Такова была бы для нас поэзия Верхарна, если бы мы имели возможность отдаться ей так, как тело отдается телу на картинах фламандских мастеров. Такой она будет, может быть, для тех, кто сумеет смотреть на мир лицом к лицу с эпическим спокойствием, не пытая его тайн, не вникая в мучительный процесс его создания.
Может быть, сам Верхарн, проникший в животную радость фламандского гения, хотел бы порой, чтобы его поэзия была так принята. Но мы не можем не приближать пытливого взора к золоту листа. И мы наблюдаем тонкие сплетения тканей и жил, избороздивших его. Мы узнаем, как трудилась земля и как тучнела от соков лесных кладбищ только затем, чтобы с новой весной снова извергнуть эти соки и поить ими новые, также обреченные на смерть, стволы. И мы вздрагиваем, сораспятые с землей.

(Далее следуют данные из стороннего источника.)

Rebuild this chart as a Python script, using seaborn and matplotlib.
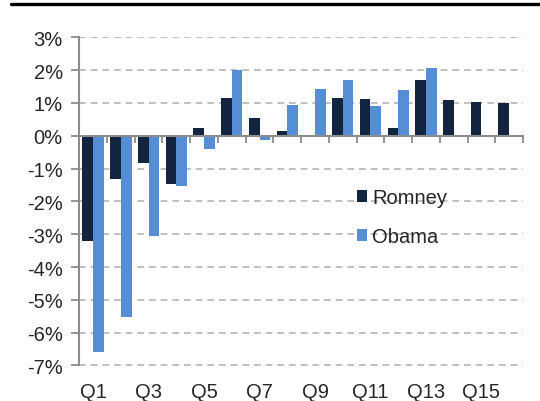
import numpy as np
import pandas as pd
import matplotlib
matplotlib.use("Agg")
import matplotlib.pyplot as plt
from matplotlib.lines import Line2D
import seaborn as sns

quarters = [f"Q{i}" for i in range(1, 17)]
romney = [-3.20, -1.31, -0.84, -1.47, 0.24, 1.15, 0.54, 0.16, 0.0, 1.16, 1.13, 0.23, 1.70, 1.09, 1.03, 1.01]
obama = [-6.58, -5.52, -3.04, -1.52, -0.40, 2.00, -0.12, 0.93, 1.41, 1.70, 0.90, 1.38, 2.05, np.nan, np.nan, np.nan]
series_names = ["Romney", "Obama"]
colors = ["#12243F", "#558ED5"]
y_ticks = [3, 2, 1, 0, -1, -2, -3, -4, -5, -6, -7]
x_labels = ["Q1", "Q3", "Q5", "Q7", "Q9", "Q11", "Q13", "Q15"]

df = pd.DataFrame({
    "quarter": quarters * 2,
    "value": romney + obama,
    "series": [series_names[0]] * 16 + [series_names[1]] * 16,
})

sns.set_style("white")
plt.rcParams["font.family"] = ["Liberation Sans", "DejaVu Sans"]

fs = 14.5
fig = plt.figure(figsize=(5.4, 4.02), dpi=100)
ax = fig.add_axes([79.3 / 540, 1 - 366.5 / 402, (523 - 79.3) / 540, (366.5 - 38.3) / 402])

sns.barplot(data=df, x="quarter", y="value", hue="series", palette=colors,
            saturation=1, width=0.77, dodge=True, linewidth=0, ax=ax, legend=True)

ax.set_xlim(-0.5, 15.5)
ax.set_ylim(-7, 3)
ax.set_xlabel("")
ax.set_ylabel("")

axis_col = "#8C8C8C"
ax.set_yticks(y_ticks)
ax.set_yticklabels([f"{t}%" for t in y_ticks], fontsize=fs)
ax.tick_params(axis="y", direction="out", length=6, width=1.3, color=axis_col, pad=6, left=True)
ax.yaxis.grid(True, linestyle=(0, (3.5, 2.5)), color="#C0C0C0", linewidth=1.4)
ax.xaxis.grid(False)
ax.set_axisbelow(True)

for s in ["top", "right"]:
    ax.spines[s].set_visible(False)
ax.spines["left"].set_color(axis_col)
ax.spines["left"].set_linewidth(1.5)
ax.spines["bottom"].set_position(("data", 0))
ax.spines["bottom"].set_color(axis_col)
ax.spines["bottom"].set_linewidth(1.5)
ax.spines["bottom"].set_zorder(3)

ax.set_xticks(np.arange(-0.5, 16.0, 1.0), minor=True)
ax.tick_params(axis="x", which="minor", direction="out", length=5, width=1.3, color=axis_col, bottom=True)
ax.tick_params(axis="x", which="major", length=0, labelbottom=False)

sec = ax.secondary_xaxis("bottom")
sec.set_xticks(np.arange(0, 16, 2))
sec.set_xticklabels(x_labels, fontsize=fs)
sec.tick_params(axis="x", length=0, pad=12)
sec.spines["bottom"].set_visible(False)

leg = ax.legend(loc="upper left", bbox_to_anchor=(357 / 540, 1 - 189 / 402),
                bbox_transform=fig.transFigure, frameon=False, fontsize=fs,
                handlelength=0.5, handleheight=0.5, handletextpad=0.25,
                labelspacing=1.0, borderpad=0, borderaxespad=0)
for h in leg.legend_handles:
    h.set_linewidth(0)

fig.add_artist(Line2D([11 / 540, 1.0], [1 - 4.5 / 402, 1 - 4.5 / 402], color="black", linewidth=2.4))

fig.savefig("out.png", dpi=100)
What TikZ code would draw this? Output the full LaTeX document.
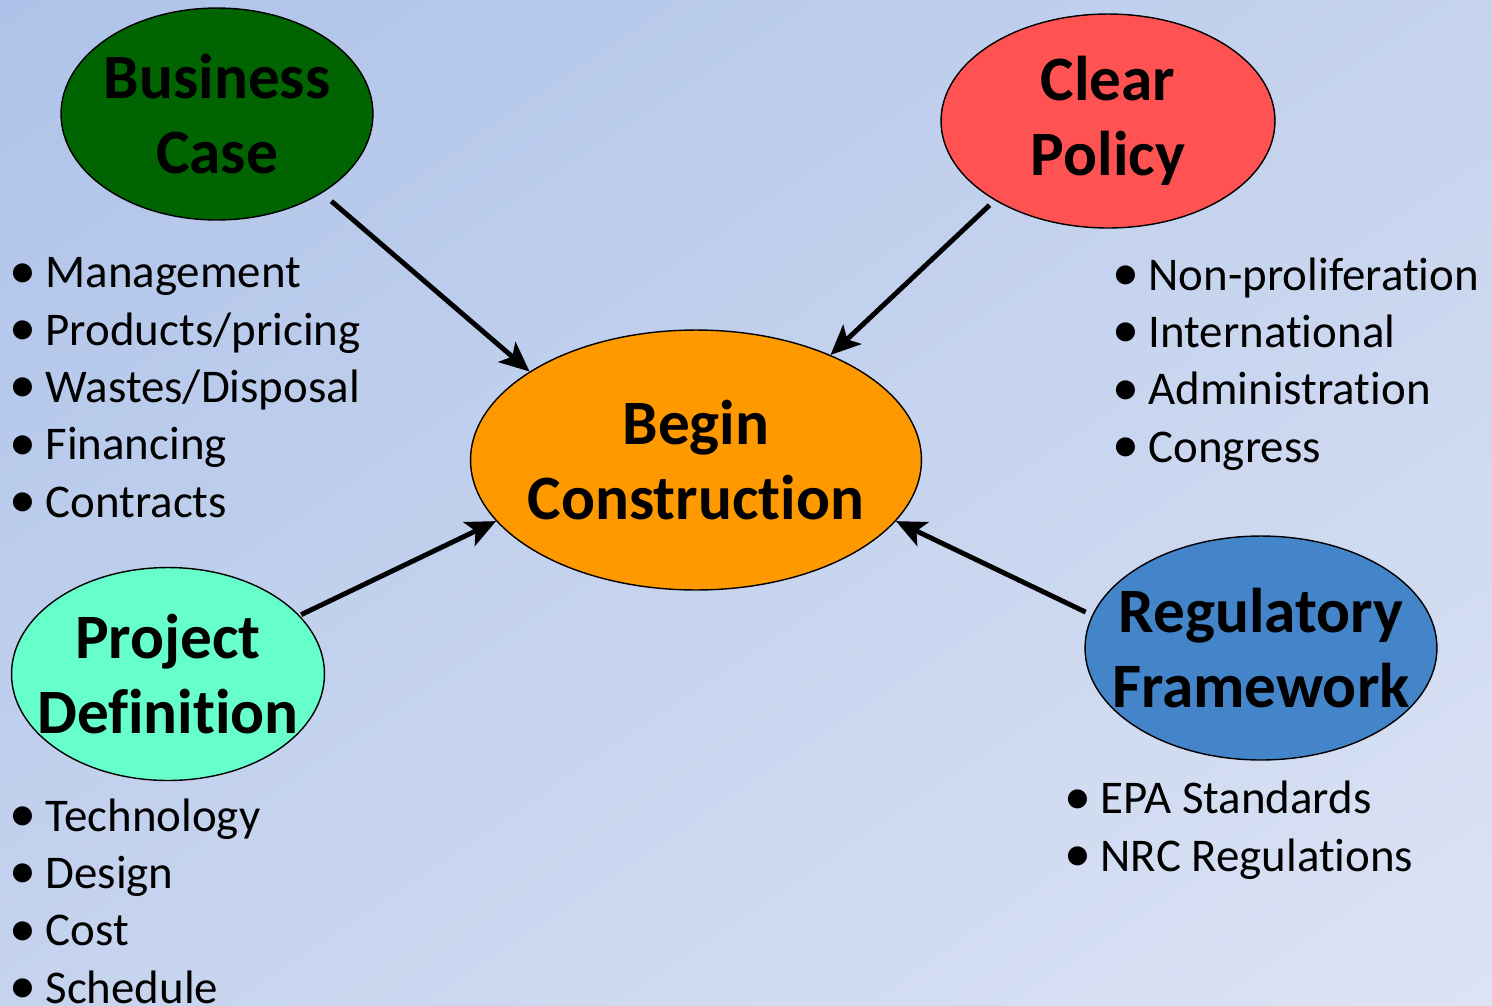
\documentclass[tikz,border=0pt]{standalone}
\usepackage{fontspec}
\setmainfont{Carlito}[Ligatures={NoCommon,NoContextual}, RawFeature={-liga;-clig;-calt}]
\usepackage{xcolor}
\usepackage{tikz}
\usetikzlibrary{arrows.meta, shapes.geometric, shadings}

\definecolor{bgTL}{RGB}{174,195,233}
\definecolor{bgMid}{RGB}{197,211,238}
\definecolor{bgBR}{RGB}{220,227,244}
\definecolor{caseGreen}{RGB}{0,100,0}
\definecolor{policyRed}{RGB}{255,83,83}
\definecolor{beginOrange}{RGB}{255,153,0}
\definecolor{projAqua}{RGB}{102,255,204}
\definecolor{regBlue}{RGB}{68,132,200}

\newcommand{\itemdot}{\raisebox{-0.01em}{\scalebox{1.15}{\textbullet}}\hspace{0.2em}}

\begin{document}
\begin{tikzpicture}[
  x=0.02cm, y=-0.02cm,
  goal/.style={ellipse, draw=black, line width=0.8pt, inner xsep=-17pt, inner ysep=0pt,
    align=center, font=\fontsize{36}{43}\selectfont\bfseries},
  items/.style={anchor=base west, align=left, inner sep=0pt, % base = last line
    font=\fontsize{26.7}{32.6}\selectfont},
  push/.style={line width=2.8pt, -{Stealth[length=17pt, width=15pt, inset=4pt]}}]

\shade[upper left=bgTL, lower right=bgBR, upper right=bgMid, lower left=bgMid]
  (0,0) rectangle (1492,1005);
\useasboundingbox (0,0) rectangle (1492,1005);

\node[goal, fill=beginOrange, minimum width=9.02cm, minimum height=5.2cm] (begin) at (696,460) {Begin\\Construction};
\node[goal, fill=caseGreen, minimum width=6.24cm, minimum height=4.24cm] (case) at (217,114) {Business\\Case};
\node[goal, fill=policyRed, minimum width=6.68cm, minimum height=4.28cm] (policy) at (1108,121) {Clear\\Policy};
\node[goal, fill=projAqua, minimum width=6.26cm, minimum height=4.26cm] (project) at (168,674) {Project\\Definition};
\node[goal, fill=regBlue, minimum width=7.04cm, minimum height=4.48cm] (reg) at (1261,648) {Regulatory\\Framework};

\node[items] (caseList) at (9,517) {\itemdot Management\\ \itemdot Products/pricing\\ \itemdot Wastes/Disposal\\ \itemdot Financing\\ \itemdot Contracts};
\node[items] (policyList) at (1112,462) {\itemdot Non-proliferation\\ \itemdot International\\ \itemdot Administration\\ \itemdot Congress};
\node[items] (projectList) at (9,1003) {\itemdot Technology\\ \itemdot Design\\ \itemdot Cost\\ \itemdot Schedule};
\node[items] (regList) at (1064,871) {\itemdot EPA Standards\\ \itemdot NRC Regulations};

\draw[push, shorten <=7pt] (case.-37) -- (begin.152);
\draw[push, shorten <=4pt] (policy.-145) -- (begin.38);
\draw[push, shorten <=1pt] (project.24) -- (begin.-163);
\draw[push, shorten <=4pt] (reg.169) -- (begin.-17);
\end{tikzpicture}
\end{document}
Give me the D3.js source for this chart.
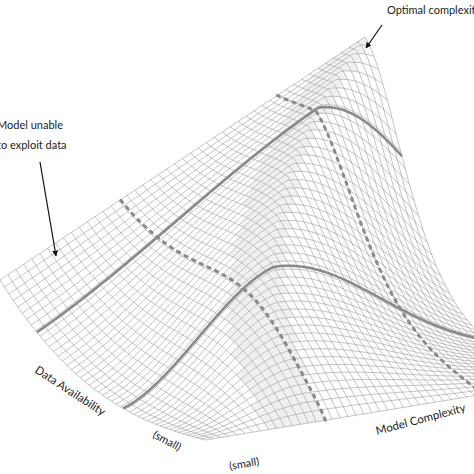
<!DOCTYPE html>
<html><head><meta charset="utf-8">
<script src="https://cdn.jsdelivr.net/npm/d3@7"></script>
<style>body{margin:0;background:#fff}text{font-family:"Gill Sans","Lato",sans-serif;fill:#222}</style>
</head><body><div id="chart"></div>
<script>
// grid resolution and highlighted curves
const gridSteps = 46;
const solidDataLevels = [0.4, 0.82];
const dottedComplexityLevels = [0.33, 0.76];
const peakHeight = 288;
const edgeHeight = 105;

const width = 474, height = 474;
const svg = d3.select("#chart").append("svg").attr("width", width).attr("height", height);

// surface height: performance vs complexity (x) and data availability (y)
function peakAt(y) { return 0.3 + 0.7 * y * y; }
function f(x, y) {
    const p = peakAt(y);
    const top = peakHeight * Math.pow(y, 0.9);
    const base = edgeHeight * Math.pow(y, 2.6);
    if (x <= p) {
        const t = x / p;
        const sig = t * t * (3 - 2 * t);
        const m = y;
        return base + (top - base) * (m * t + (1 - m) * sig);
    }
    const w = 0.42;
    const d = (x - p) / w;
    return top * Math.exp(-d * d);
}
const sx = d3.scaleLinear().domain([0, 1]).range([0, 365]);
const sy = d3.scaleLinear().domain([0, 1]).range([0, 205]);
function proj(x, y) {
    return [205 + sx(x) - sy(y), 440 - sx(x) * 60 / 365 - sy(y) * 55 / 205 - f(x, y)];
}
const line = d3.line();
const ts = d3.range(0, 1.0001, 1 / 150);

// light shading along the ridge
const g = svg.append("g");
for (let i = 0; i < gridSteps; i++) {
    for (let j = 0; j < gridSteps; j++) {
        const x0 = i / gridSteps, x1 = (i + 1) / gridSteps, y0 = j / gridSteps, y1 = (j + 1) / gridSteps;
        const d = (x0 + x1) / 2 - peakAt((y0 + y1) / 2);
        if (d > -0.12 && d < 0.03) {
            g.append("path").attr("d", line([proj(x0, y0), proj(x1, y0), proj(x1, y1), proj(x0, y1)]) + "Z")
                .attr("fill", "#f0f0f0").attr("stroke", "none");
        }
    }
}
// mesh
const levels = d3.range(0, gridSteps + 1).map(i => i / gridSteps);
levels.forEach(v => {
    g.append("path").attr("d", line(ts.map(t => proj(t, v)))).attr("fill", "none").attr("stroke", "#9a9a9a").attr("stroke-width", 0.6);
    g.append("path").attr("d", line(ts.map(t => proj(v, t)))).attr("fill", "none").attr("stroke", "#9a9a9a").attr("stroke-width", 0.6);
});
solidDataLevels.forEach(v => {
    g.append("path").attr("d", line(ts.map(t => proj(t, v)))).attr("fill", "none").attr("stroke", "#8a8a8a").attr("stroke-width", 2.6);
});
dottedComplexityLevels.forEach(v => {
    g.append("path").attr("d", line(ts.map(t => proj(v, t)))).attr("fill", "none").attr("stroke", "#8a8a8a")
        .attr("stroke-width", 3).attr("stroke-dasharray", "2.5,6").attr("stroke-linecap", "round");
});

// annotations
svg.append("defs").append("marker").attr("id", "ah").attr("viewBox", "0 0 10 10").attr("refX", 9).attr("refY", 5)
    .attr("markerWidth", 5).attr("markerHeight", 5).attr("orient", "auto")
    .append("path").attr("d", "M0,0L10,5L0,10Z").attr("fill", "#111");
svg.append("line").attr("x1", 382).attr("y1", 25).attr("x2", 366).attr("y2", 48).attr("stroke", "#111").attr("stroke-width", 1.2).attr("marker-end", "url(#ah)");
svg.append("line").attr("x1", 40).attr("y1", 162).attr("x2", 56).attr("y2", 256).attr("stroke", "#111").attr("stroke-width", 1.2).attr("marker-end", "url(#ah)");
svg.append("text").attr("x", 387).attr("y", 14).attr("font-size", 11).text("Optimal complexity");
svg.append("text").attr("x", -3).attr("y", 129).attr("font-size", 11).text("Model unable");
svg.append("text").attr("x", -3).attr("y", 149).attr("font-size", 11).text("to exploit data");
svg.append("text").attr("transform", "translate(34,372) rotate(33)").attr("font-size", 11.5).text("Data Availability");
svg.append("text").attr("transform", "translate(152,437) rotate(28)").attr("font-size", 11).text("(small)");
svg.append("text").attr("transform", "translate(230,470) rotate(-10)").attr("font-size", 11).text("(small)");
svg.append("text").attr("transform", "translate(377,435) rotate(-15)").attr("font-size", 11.5).text("Model Complexity");
</script></body></html>
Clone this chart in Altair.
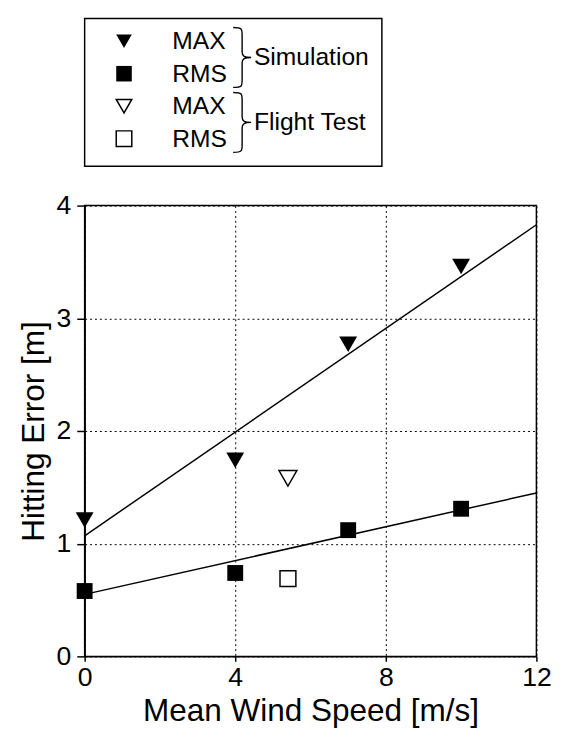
import altair as alt
import pandas as pd

# Measured hitting error [m] against mean wind speed [m/s]
sim_wind = [0, 4, 7, 10]
sim_max = [1.21, 1.74, 2.77, 3.46]
sim_rms = [0.58, 0.74, 1.12, 1.31]

flight_wind = [5.4]
flight_max = [1.58]
flight_rms = [0.69]

# Straight-line fits through the simulation results
fit_wind = [0, 12]
fit_max = [1.07, 3.83]
fit_rms = [0.55, 1.45]

# Legend contents
legend_labels = ["MAX", "RMS", "MAX", "RMS"]
legend_shapes = ["triangle-down", "square", "triangle-down", "square"]
legend_filled = [True, True, False, False]
group_names = ["Simulation", "Flight Test"]

FONT = "Liberation Sans"

sim_df = pd.DataFrame({"wind": sim_wind, "max": sim_max, "rms": sim_rms})
flight_df = pd.DataFrame({"wind": flight_wind, "max": flight_max, "rms": flight_rms})
fit_df = pd.DataFrame({"wind": fit_wind, "max": fit_max, "rms": fit_rms})

x_scale = alt.Scale(domain=[0, 12], nice=False, zero=False)
y_scale = alt.Scale(domain=[0, 4], nice=False, zero=False)

x_axis = alt.Axis(
    values=[0, 4, 8, 12], title="Mean Wind Speed [m/s]", format="d",
    grid=True, gridDash=[2, 3], gridColor="black", gridWidth=1,
    domainColor="black", domainWidth=1.5, tickColor="black", tickWidth=1.5,
    tickSize=5, labelFlush=False, labelFont=FONT, labelFontSize=27,
    labelColor="black", labelPadding=4, titleFont=FONT, titleFontSize=32,
    titleFontWeight="normal", titleColor="black", titlePadding=5,
)
y_axis = alt.Axis(
    values=[0, 1, 2, 3, 4], title="Hitting Error [m]", format="d",
    grid=True, gridDash=[2, 3], gridColor="black", gridWidth=1,
    domainColor="black", domainWidth=1.5, tickColor="black", tickWidth=1.5,
    tickSize=8, labelFlush=False, labelFont=FONT, labelFontSize=27,
    labelColor="black", labelPadding=6, titleFont=FONT, titleFontSize=32,
    titleFontWeight="normal", titleColor="black", titlePadding=6,
)

base = alt.Chart(sim_df)

max_fit_line = alt.Chart(fit_df).mark_line(color="black", strokeWidth=1.5).encode(
    x=alt.X("wind:Q", scale=x_scale, axis=x_axis),
    y=alt.Y("max:Q", scale=y_scale, axis=y_axis),
)
rms_fit_line = alt.Chart(fit_df).mark_line(color="black", strokeWidth=1.5).encode(
    x=alt.X("wind:Q", scale=x_scale),
    y=alt.Y("rms:Q", scale=y_scale),
)

sim_max_pts = base.mark_point(
    shape="triangle-down", filled=True, color="black", size=330, opacity=1
).encode(x="wind:Q", y="max:Q")
sim_rms_pts = base.mark_point(
    shape="square", filled=True, color="black", size=260, opacity=1
).encode(x="wind:Q", y="rms:Q")

flight_max_pts = alt.Chart(flight_df).mark_point(
    shape="triangle-down", filled=False, fill="white", fillOpacity=1,
    stroke="black", strokeWidth=1.5, size=330, opacity=1
).encode(x="wind:Q", y="max:Q")
flight_rms_pts = alt.Chart(flight_df).mark_point(
    shape="square", filled=False, fill="white", fillOpacity=1,
    stroke="black", strokeWidth=1.5, size=260, opacity=1
).encode(x="wind:Q", y="rms:Q")

main = alt.layer(
    max_fit_line, rms_fit_line, sim_max_pts, sim_rms_pts, flight_max_pts, flight_rms_pts
).properties(width=459, height=458)

# Legend panel: symbol column, label column, braces and group names
LW, LH = 302, 150
row_top, row_step = 23, 33
legend_df = pd.DataFrame({
    "label": legend_labels,
    "shape": legend_shapes,
    "filled": legend_filled,
    "row": [row_top + row_step * i for i in range(len(legend_labels))],
})
group_df = pd.DataFrame({
    "group": group_names,
    "mid": [row_top + row_step * (2 * i + 0.5) for i in range(len(group_names))],
})

ly = alt.Scale(domain=[0, LH], nice=False, zero=False, reverse=True)

sym_pos = dict(x=alt.value(40), y=alt.Y("row:Q", scale=ly, axis=None))

legend_filled_syms = alt.Chart(legend_df).transform_filter("datum.filled").mark_point(
    filled=True, color="black", size=250, opacity=1
).encode(shape=alt.Shape("shape:N", scale=None, legend=None), **sym_pos)
legend_open_syms = alt.Chart(legend_df).transform_filter("!datum.filled").mark_point(
    filled=False, fill="white", fillOpacity=1, stroke="black", strokeWidth=1.5,
    size=250, opacity=1
).encode(shape=alt.Shape("shape:N", scale=None, legend=None), **sym_pos)

legend_text = alt.Chart(legend_df).mark_text(
    align="left", baseline="middle", font=FONT, fontSize=25, color="black"
).encode(x=alt.value(89), y=alt.Y("row:Q", scale=ly, axis=None), text="label:N")

BRACE = ("M -0.3 -1 C 0 -1 0 -0.95 0 -0.75 L 0 -0.18 C 0 -0.04 0.08 0 0.3 0 "
         "C 0.08 0 0 0.04 0 0.18 L 0 0.75 C 0 0.95 0 1 -0.3 1")
braces = alt.Chart(group_df).mark_point(
    shape=BRACE, filled=False, stroke="black", strokeWidth=1.4, size=3700, opacity=1
).encode(x=alt.value(160), y=alt.Y("mid:Q", scale=ly, axis=None))

group_text = alt.Chart(group_df).mark_text(
    align="left", baseline="middle", font=FONT, fontSize=25, color="black"
).encode(x=alt.value(172), y=alt.Y("mid:Q", scale=ly, axis=None), text="group:N")

legend_panel = alt.layer(
    legend_filled_syms, legend_open_syms, legend_text, braces, group_text
).properties(width=LW, height=LH)

chart = alt.vconcat(legend_panel, main, spacing=40, bounds="flush").properties(
    padding={"left": 17, "top": 12, "right": 10, "bottom": 2},
    background="white",
).configure_view(stroke="black", strokeWidth=1.5)

chart.save("out.html", embed_options={"renderer": "svg", "actions": False})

Мы видим, что сам Верхарн не просто развернул в небе золотую крону своей поэзии, но в смертной тоске и мощном усилии взрывал и разбрасывал землю, чтобы выйти на простор солнечных лучей. Упругие и свободные побеги его стихов воспитаны земным, могильным соком.
Верхарн — не простой наблюдатель, каким он был в юности и каким может показаться теперь. Верхарн — литейщик. Он разбивает упрямое, твердое железо на тысячу кусков и кует из него все, что хочет. Из Кузнеца, угрюмо кующего на краю города, он делает пророческий образ ковача мировой жизни; его Банкир, сгорбленный над заваленным столом, «решает судьбы царств и участь королей». Он поет народного трибуна и города, хватающие щупальцами и пожирающие народ, ноябрьский ветер и вольную деву на перекрестке, с «черными лунами зрачков». Мертвые числа, сама смерть, народные мятежи и кровавые казни, море, где, «как яркие гроба, — вдали спят золотые корабли», и Лондон, где «чудища тоски ревут по расписаниям» в едком дыму вокзалов и в дождевых лужах, озаренных фонарями, мелькают, «как утонувшие, матросов двойники», — все равно цветет в его душе.
Иногда Верхарн любит выбирать из настоящего лишь то, что причастно будущему. Иногда, напротив, он любит только обреченное смерти. То он бесконечно приближает явление, рассматривает его в увеличительное стекло, всматривается в подробности, роется, пресыщаясь полнотой его («Свиньи»); то, напротив, Верхарн бесконечно удаляет явление, любуется его очертаниями, и очертания эти меняются, кажутся иными, чем прежде («К морю»).